Speaking Sunday on NBC's Meet the Press, Sen. John McCain, R-Ariz., said he anticipates legislation to expand background checks will receive broad bipartisan support. This followed news that two Republican and two Democratic senators are working on such legislation - Sens. Tom Coburn, R-Okla., Mark Kirk, R-Ill., Joe Manchin, D-W.Va., and Chuck Schumer, D-N.Y.
Sens. Manchin and Coburn have an "A" rating from the National Rifle Association for their support of gun rights, while Sens. Kirk and Schumer received NRA failing grades. If they find common ground on expanded background checks the resulting legislation is likely to win Senate approval and could build momentum for House authorization as well.
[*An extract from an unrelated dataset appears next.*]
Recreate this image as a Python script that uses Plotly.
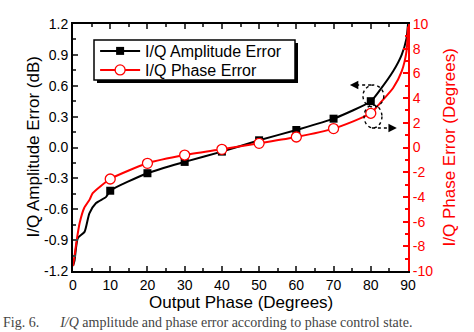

Since 1999 the federal background check system has blocked about 1.7 million gun sales because of identified criminal records, domestic abuse histories, serious mental illnesses and other red-flag issues. Unfortunately, background checks are required only for those purchasing guns from a federally licensed dealer. Gun buyers purchase about 40 percent of firearms at gun shows or from private dealers, without a review. There are no estimates for how many people denied a gun from a dealer turned to these alternatives to get a weapon. The pending legislation is expected to make the background check requirement almost universal.
As Connecticut's Democratic Sen. Chris Murphy noted in a press briefing Monday, the vast majority of NRA members and gun owners support background checks for anyone wishing to purchase a gun. The NRA is out of touch in opposing even this common-sense reform.
Sen. Coburn is reportedly insisting on an exception for firearms passed along in families. That's reasonable. Less palatable is Sen. Coburn's insistence that the bill not include a national gun registry to track guns and gun owners. Such resistance is based on irrational fears of the government using a registry to seize weapons and monitor gun owners. But in this case inferior legislation would be far preferable to no legislation.
Much tougher to pass will be proposals to limit the bullet capacity of gun magazines and banning the civilian sales of semi-automatic assault-style firearms. Gun reform advocates should not give up on these efforts, but they will take time and perhaps the outcome of future elections.
Closing the massive loopholes in the federal background-check law would be an important step, however, and could provide the foundation for later reforms.